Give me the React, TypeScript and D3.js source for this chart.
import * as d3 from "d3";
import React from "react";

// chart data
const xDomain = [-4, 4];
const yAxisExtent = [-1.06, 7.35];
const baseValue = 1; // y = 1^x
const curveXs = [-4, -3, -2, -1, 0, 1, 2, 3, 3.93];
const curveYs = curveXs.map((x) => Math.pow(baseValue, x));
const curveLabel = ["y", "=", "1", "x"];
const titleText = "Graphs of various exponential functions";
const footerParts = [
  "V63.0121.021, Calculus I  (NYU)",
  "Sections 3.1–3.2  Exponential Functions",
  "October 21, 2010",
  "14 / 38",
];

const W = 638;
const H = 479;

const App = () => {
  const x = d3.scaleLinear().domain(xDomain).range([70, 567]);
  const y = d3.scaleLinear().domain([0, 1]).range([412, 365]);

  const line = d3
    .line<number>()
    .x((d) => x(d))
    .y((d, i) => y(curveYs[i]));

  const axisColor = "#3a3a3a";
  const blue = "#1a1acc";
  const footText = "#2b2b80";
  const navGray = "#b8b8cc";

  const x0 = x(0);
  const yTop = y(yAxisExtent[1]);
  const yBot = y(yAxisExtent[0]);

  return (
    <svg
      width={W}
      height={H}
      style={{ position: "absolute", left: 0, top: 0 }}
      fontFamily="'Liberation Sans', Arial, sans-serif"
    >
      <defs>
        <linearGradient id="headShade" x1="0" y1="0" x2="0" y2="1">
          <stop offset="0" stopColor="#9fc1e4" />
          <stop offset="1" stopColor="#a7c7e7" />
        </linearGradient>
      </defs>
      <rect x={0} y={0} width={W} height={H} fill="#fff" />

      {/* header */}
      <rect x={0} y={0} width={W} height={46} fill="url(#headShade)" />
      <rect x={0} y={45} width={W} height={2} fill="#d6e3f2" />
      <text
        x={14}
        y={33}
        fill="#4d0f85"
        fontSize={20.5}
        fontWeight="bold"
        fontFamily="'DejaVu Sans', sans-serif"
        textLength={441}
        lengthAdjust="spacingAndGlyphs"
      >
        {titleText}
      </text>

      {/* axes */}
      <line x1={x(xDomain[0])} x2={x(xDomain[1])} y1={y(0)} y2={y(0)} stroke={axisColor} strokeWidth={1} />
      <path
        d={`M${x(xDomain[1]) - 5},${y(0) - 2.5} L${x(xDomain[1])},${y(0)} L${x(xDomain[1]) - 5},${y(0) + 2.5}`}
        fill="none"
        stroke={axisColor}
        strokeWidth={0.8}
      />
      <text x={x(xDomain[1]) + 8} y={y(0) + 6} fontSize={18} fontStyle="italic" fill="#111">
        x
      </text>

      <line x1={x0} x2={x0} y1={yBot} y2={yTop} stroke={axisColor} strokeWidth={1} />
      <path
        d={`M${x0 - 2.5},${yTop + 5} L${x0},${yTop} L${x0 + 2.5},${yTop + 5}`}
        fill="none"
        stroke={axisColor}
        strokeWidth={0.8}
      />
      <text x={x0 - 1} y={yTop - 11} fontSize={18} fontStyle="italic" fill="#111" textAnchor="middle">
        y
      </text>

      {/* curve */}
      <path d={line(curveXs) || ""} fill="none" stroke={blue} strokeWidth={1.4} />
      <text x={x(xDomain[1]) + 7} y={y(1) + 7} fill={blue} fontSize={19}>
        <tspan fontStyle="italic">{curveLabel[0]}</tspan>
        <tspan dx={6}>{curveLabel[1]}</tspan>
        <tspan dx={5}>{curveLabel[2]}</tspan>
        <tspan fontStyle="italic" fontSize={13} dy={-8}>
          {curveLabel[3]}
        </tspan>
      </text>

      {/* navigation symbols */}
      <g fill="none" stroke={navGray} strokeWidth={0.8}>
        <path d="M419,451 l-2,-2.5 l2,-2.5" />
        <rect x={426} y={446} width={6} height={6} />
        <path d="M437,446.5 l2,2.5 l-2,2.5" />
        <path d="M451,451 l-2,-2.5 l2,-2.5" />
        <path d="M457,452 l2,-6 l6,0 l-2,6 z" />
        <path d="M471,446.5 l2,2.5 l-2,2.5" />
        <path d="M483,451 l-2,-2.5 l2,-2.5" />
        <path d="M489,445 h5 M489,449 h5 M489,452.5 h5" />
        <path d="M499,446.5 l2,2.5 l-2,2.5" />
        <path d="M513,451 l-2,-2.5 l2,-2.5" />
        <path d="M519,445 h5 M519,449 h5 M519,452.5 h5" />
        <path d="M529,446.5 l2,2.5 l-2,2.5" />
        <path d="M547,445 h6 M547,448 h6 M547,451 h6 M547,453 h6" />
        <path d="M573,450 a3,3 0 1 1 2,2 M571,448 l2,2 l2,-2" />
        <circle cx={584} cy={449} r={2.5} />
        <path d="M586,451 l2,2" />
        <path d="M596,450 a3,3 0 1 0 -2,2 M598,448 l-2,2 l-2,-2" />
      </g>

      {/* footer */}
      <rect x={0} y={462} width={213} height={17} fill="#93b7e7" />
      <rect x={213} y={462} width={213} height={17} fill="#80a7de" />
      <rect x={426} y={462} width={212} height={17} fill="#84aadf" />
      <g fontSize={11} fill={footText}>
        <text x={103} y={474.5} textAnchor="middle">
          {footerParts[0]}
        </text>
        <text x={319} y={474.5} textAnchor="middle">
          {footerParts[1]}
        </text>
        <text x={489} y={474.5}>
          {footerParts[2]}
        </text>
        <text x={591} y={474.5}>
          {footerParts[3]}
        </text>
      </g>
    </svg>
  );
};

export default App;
○ ○ ○ ○
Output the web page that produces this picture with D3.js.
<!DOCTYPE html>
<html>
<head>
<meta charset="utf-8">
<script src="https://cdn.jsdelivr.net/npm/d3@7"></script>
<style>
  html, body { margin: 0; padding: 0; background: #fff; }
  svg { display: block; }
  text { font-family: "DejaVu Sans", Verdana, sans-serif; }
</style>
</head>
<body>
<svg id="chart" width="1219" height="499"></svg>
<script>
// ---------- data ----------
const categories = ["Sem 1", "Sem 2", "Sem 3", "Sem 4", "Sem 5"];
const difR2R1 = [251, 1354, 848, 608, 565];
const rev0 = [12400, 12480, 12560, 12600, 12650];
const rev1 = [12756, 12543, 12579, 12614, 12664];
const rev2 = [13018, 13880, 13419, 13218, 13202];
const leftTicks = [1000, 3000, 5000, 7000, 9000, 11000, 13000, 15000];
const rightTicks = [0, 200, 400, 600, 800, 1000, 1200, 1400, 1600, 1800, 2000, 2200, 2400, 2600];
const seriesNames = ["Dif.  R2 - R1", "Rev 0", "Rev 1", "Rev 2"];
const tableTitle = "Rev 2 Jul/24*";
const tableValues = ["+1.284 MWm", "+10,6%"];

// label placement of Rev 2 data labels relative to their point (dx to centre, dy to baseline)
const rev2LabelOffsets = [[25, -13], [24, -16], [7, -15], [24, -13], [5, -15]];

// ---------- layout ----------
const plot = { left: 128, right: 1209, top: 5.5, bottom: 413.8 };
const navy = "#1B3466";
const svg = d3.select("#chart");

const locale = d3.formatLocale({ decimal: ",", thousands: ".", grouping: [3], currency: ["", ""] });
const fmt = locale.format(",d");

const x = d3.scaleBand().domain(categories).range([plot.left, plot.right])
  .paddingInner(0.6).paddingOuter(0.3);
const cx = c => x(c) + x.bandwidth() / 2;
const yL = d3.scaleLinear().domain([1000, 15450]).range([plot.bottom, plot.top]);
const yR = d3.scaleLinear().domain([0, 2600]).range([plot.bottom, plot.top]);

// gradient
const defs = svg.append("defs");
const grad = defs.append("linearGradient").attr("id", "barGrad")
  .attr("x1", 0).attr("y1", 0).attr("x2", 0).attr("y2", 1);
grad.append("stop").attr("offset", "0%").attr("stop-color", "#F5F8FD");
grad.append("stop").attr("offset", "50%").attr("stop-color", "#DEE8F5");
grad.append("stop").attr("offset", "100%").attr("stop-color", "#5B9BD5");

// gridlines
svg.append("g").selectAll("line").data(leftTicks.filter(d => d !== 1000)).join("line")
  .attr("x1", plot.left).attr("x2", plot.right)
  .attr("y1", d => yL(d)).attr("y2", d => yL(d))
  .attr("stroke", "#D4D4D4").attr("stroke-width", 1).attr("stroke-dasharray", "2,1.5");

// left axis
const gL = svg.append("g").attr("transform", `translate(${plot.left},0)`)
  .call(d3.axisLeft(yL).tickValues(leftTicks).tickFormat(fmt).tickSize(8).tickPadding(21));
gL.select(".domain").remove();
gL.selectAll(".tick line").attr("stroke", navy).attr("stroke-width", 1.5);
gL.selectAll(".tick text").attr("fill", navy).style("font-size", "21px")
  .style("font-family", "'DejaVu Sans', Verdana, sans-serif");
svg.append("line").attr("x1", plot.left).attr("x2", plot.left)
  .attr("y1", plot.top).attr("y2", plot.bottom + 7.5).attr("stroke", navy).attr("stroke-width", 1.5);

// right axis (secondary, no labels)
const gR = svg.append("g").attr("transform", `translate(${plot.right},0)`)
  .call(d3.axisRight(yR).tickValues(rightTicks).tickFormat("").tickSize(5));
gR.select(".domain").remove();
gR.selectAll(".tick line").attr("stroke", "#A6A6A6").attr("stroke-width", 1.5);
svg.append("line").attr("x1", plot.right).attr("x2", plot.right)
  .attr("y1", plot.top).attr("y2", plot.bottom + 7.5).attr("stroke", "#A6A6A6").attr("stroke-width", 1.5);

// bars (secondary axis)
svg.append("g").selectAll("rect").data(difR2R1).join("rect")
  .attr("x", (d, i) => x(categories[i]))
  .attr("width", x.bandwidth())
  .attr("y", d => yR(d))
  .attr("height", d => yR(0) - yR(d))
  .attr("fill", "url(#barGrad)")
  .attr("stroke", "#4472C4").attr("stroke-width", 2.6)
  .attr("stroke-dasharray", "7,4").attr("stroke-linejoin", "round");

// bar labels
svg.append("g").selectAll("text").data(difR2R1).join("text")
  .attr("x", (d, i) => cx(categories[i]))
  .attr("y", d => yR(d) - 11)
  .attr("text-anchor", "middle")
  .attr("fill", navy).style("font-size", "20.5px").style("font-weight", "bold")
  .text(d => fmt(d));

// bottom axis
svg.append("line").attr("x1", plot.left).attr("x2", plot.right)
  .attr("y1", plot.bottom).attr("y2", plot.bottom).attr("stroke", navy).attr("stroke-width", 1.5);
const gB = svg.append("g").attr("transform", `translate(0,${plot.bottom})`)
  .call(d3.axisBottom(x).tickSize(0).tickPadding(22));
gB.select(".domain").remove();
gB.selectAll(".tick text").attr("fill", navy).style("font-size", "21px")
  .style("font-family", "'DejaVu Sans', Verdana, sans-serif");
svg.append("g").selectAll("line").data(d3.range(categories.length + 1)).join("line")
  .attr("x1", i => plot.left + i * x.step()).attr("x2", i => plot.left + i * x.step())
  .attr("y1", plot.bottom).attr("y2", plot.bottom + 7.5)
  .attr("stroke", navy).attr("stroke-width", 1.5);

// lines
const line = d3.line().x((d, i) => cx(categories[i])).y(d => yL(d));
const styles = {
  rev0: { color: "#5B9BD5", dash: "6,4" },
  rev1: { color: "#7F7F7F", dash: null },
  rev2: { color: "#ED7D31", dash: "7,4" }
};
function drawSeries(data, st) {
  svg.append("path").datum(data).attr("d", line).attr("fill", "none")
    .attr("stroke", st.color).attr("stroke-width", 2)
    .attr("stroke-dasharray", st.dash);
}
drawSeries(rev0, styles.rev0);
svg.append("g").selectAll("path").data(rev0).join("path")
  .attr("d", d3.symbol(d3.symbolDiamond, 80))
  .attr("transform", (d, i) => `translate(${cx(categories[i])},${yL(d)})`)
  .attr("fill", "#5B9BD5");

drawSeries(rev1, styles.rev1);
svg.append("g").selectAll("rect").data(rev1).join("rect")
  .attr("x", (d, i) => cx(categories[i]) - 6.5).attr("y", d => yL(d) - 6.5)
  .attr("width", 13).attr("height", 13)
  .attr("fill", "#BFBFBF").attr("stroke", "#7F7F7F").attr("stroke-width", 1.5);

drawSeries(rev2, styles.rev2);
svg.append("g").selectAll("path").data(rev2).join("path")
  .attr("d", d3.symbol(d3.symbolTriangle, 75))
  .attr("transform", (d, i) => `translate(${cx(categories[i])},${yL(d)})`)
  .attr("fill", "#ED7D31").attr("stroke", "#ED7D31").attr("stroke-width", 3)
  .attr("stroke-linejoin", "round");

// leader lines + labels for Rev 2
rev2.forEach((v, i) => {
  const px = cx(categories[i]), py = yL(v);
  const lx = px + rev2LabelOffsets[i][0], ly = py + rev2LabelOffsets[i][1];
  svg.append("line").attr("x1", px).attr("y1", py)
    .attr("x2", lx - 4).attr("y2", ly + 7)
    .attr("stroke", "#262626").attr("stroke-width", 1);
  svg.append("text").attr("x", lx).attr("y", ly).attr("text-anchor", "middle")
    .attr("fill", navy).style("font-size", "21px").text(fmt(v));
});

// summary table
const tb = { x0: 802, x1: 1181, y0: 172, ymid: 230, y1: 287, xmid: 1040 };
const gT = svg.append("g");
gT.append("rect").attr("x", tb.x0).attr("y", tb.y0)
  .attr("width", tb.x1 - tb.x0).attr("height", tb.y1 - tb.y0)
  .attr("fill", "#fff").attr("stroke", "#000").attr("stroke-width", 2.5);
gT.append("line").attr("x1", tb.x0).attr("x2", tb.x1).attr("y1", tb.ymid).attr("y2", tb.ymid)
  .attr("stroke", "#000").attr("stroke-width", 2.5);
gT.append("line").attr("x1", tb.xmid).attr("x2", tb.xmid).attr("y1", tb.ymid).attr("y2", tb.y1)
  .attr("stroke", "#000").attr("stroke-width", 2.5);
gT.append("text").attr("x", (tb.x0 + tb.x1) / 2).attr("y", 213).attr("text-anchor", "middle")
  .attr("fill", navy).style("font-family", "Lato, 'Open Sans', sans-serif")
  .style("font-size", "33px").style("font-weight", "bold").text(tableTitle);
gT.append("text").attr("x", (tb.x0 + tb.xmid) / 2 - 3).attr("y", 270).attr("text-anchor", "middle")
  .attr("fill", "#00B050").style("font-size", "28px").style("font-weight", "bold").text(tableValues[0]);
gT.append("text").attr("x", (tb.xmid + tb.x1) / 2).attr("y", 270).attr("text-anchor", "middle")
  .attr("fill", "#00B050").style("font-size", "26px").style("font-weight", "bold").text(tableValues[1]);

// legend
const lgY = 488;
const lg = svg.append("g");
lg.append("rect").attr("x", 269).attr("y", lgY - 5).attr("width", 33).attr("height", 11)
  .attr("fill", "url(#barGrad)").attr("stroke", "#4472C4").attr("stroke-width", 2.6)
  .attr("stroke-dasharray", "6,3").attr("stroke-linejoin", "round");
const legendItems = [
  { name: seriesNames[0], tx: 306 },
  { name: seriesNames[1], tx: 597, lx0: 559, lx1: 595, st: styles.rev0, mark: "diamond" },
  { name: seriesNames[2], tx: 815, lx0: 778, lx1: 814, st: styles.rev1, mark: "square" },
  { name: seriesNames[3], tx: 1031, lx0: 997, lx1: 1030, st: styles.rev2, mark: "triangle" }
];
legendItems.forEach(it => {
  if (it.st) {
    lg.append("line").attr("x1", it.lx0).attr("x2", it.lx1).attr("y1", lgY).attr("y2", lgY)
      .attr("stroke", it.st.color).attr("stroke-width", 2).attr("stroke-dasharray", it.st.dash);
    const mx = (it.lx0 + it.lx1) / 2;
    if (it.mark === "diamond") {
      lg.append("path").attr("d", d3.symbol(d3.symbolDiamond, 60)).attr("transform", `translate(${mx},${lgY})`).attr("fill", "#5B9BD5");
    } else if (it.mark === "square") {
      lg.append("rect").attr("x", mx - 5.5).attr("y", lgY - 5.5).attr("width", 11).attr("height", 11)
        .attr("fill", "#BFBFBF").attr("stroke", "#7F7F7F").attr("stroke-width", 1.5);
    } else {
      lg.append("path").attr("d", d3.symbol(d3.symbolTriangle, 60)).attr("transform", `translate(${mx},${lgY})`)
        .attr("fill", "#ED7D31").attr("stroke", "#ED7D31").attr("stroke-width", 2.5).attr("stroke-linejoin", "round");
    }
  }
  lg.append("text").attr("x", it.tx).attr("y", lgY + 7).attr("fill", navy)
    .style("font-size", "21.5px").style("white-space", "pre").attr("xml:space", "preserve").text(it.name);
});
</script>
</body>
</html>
○ ○ ○ ○
From the records above, give again exactly the lines running from the line with "Give me the" to the line with "import React from", inclusive.

▸ **Correct response**
Give me the React, TypeScript and D3.js source for this chart.
import * as d3 from "d3";
import React from "react";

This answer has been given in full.